Required work:
Beneath this instruction is a block of data; output from it exactly the lines that run from the one containing "What matplotlib code" through the one containing "from matplotlib.patches import", inclusive.

===== Data shown

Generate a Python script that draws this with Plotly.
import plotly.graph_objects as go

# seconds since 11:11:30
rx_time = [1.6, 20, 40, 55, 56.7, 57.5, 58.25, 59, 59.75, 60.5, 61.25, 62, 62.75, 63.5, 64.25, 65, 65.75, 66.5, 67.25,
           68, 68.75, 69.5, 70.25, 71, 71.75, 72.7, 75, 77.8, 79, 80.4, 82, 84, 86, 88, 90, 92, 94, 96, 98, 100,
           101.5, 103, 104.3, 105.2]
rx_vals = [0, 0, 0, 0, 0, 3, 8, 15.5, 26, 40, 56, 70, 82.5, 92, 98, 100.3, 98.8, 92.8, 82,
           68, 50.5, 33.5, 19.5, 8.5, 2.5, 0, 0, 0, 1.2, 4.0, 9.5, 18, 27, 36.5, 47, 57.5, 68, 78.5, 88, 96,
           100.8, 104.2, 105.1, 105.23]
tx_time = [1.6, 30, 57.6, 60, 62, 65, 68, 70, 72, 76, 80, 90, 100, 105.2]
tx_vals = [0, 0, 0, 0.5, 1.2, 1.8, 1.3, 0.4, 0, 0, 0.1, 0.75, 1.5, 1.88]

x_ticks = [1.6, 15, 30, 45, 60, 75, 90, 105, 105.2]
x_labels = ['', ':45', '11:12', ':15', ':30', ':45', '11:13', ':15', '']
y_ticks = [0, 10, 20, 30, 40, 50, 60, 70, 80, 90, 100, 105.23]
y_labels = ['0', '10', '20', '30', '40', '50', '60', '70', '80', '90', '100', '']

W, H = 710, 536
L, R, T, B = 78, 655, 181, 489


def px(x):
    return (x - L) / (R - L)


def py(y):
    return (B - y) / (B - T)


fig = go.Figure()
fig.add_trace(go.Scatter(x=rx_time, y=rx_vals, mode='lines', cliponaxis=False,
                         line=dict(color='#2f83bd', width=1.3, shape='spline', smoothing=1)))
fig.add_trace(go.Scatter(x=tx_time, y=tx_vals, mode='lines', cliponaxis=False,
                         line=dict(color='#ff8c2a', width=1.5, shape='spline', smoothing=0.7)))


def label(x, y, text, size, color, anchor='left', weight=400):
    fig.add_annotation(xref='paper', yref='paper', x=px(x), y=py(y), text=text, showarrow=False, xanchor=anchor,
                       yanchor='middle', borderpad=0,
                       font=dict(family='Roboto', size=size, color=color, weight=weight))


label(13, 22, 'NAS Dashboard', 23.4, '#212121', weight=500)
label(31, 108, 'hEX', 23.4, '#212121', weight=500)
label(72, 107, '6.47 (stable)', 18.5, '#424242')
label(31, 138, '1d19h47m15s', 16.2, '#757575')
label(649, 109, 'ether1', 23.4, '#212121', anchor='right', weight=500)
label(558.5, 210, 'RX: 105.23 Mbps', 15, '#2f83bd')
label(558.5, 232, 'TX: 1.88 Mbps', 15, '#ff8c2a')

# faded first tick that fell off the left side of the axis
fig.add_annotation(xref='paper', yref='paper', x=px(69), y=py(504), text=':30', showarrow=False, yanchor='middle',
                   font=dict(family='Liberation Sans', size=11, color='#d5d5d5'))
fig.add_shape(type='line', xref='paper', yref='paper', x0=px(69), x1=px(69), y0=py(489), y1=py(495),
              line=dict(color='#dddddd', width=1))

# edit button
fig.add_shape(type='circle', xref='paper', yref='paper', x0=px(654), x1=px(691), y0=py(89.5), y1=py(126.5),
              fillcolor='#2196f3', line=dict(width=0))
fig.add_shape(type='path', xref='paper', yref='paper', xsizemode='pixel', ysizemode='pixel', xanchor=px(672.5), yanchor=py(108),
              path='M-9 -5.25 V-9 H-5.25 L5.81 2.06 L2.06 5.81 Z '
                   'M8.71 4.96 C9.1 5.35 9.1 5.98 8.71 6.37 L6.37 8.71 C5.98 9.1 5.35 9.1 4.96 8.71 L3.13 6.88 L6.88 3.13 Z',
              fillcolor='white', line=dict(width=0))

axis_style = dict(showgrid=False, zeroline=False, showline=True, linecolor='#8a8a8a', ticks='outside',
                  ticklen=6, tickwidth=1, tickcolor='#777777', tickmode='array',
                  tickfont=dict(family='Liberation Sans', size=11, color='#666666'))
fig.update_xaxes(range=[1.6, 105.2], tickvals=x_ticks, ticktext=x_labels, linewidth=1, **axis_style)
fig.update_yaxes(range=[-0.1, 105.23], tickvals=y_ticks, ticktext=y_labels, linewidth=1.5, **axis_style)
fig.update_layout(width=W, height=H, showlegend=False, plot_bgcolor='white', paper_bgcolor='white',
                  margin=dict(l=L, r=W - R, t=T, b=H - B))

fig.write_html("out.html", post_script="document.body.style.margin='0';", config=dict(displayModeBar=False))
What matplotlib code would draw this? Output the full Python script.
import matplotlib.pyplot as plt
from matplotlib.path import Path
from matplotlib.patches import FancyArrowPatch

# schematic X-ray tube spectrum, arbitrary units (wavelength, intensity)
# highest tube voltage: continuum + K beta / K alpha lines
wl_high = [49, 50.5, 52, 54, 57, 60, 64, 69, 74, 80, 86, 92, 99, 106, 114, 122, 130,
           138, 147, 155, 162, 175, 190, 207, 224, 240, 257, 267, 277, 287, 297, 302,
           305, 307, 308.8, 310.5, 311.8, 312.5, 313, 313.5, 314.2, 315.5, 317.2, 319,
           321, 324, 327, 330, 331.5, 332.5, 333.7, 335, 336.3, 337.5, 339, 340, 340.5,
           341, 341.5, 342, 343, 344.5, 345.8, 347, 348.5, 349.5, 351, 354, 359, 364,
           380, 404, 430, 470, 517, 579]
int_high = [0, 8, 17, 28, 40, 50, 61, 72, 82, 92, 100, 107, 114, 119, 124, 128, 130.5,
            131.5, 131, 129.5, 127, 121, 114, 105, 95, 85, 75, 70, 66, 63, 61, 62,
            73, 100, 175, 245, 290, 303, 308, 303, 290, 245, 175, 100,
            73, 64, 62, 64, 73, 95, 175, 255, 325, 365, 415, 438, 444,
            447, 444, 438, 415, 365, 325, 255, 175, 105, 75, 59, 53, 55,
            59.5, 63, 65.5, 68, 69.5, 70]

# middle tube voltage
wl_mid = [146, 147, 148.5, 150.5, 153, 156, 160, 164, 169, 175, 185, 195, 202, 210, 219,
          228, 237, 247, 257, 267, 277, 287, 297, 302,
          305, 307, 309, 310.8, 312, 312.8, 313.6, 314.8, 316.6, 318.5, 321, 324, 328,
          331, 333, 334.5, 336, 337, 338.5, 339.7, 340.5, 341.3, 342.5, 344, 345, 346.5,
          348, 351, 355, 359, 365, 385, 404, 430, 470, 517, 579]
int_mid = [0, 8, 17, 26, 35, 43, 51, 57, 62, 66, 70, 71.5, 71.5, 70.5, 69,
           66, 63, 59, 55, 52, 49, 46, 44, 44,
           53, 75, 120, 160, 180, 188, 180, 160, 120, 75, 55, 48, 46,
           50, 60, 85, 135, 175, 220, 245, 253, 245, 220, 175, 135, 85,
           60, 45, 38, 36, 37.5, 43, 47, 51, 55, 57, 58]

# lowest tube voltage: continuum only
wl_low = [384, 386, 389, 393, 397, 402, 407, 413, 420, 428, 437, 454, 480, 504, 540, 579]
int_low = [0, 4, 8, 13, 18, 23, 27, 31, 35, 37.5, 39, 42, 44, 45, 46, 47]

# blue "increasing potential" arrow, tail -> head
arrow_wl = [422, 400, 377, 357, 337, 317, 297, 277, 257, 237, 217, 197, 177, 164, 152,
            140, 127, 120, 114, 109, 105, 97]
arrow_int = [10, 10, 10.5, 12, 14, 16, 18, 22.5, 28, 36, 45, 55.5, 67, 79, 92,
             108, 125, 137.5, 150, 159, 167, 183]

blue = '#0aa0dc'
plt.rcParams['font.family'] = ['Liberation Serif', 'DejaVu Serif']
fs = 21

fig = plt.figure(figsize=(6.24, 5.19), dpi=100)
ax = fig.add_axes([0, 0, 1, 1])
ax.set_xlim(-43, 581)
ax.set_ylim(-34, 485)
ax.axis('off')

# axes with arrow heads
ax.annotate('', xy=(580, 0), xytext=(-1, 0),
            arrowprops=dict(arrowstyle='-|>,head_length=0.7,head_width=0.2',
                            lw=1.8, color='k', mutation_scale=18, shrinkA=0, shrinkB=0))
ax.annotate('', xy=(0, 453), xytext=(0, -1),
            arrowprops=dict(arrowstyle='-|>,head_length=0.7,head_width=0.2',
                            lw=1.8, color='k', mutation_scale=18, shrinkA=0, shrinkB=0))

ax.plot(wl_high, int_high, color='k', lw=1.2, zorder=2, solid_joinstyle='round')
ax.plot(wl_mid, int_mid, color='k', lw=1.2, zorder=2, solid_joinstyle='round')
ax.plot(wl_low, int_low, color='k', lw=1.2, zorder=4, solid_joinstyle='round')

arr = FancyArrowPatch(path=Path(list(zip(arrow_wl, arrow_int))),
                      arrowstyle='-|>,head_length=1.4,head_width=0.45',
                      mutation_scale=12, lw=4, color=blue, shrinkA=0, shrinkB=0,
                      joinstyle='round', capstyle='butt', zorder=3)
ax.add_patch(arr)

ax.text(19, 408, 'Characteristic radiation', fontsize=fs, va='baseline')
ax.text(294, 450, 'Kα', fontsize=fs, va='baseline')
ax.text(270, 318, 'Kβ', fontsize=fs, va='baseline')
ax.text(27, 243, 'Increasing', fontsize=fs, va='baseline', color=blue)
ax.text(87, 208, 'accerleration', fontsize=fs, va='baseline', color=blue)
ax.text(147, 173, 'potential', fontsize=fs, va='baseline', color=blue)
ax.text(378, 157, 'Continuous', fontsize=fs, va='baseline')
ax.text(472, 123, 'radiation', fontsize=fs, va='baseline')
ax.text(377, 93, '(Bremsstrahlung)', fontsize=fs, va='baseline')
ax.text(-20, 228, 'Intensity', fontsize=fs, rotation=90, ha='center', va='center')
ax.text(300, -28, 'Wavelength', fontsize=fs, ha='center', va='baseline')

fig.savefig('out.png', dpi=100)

==========

Correct response:
What matplotlib code would draw this? Output the full Python script.
import matplotlib.pyplot as plt
from matplotlib.path import Path
from matplotlib.patches import FancyArrowPatch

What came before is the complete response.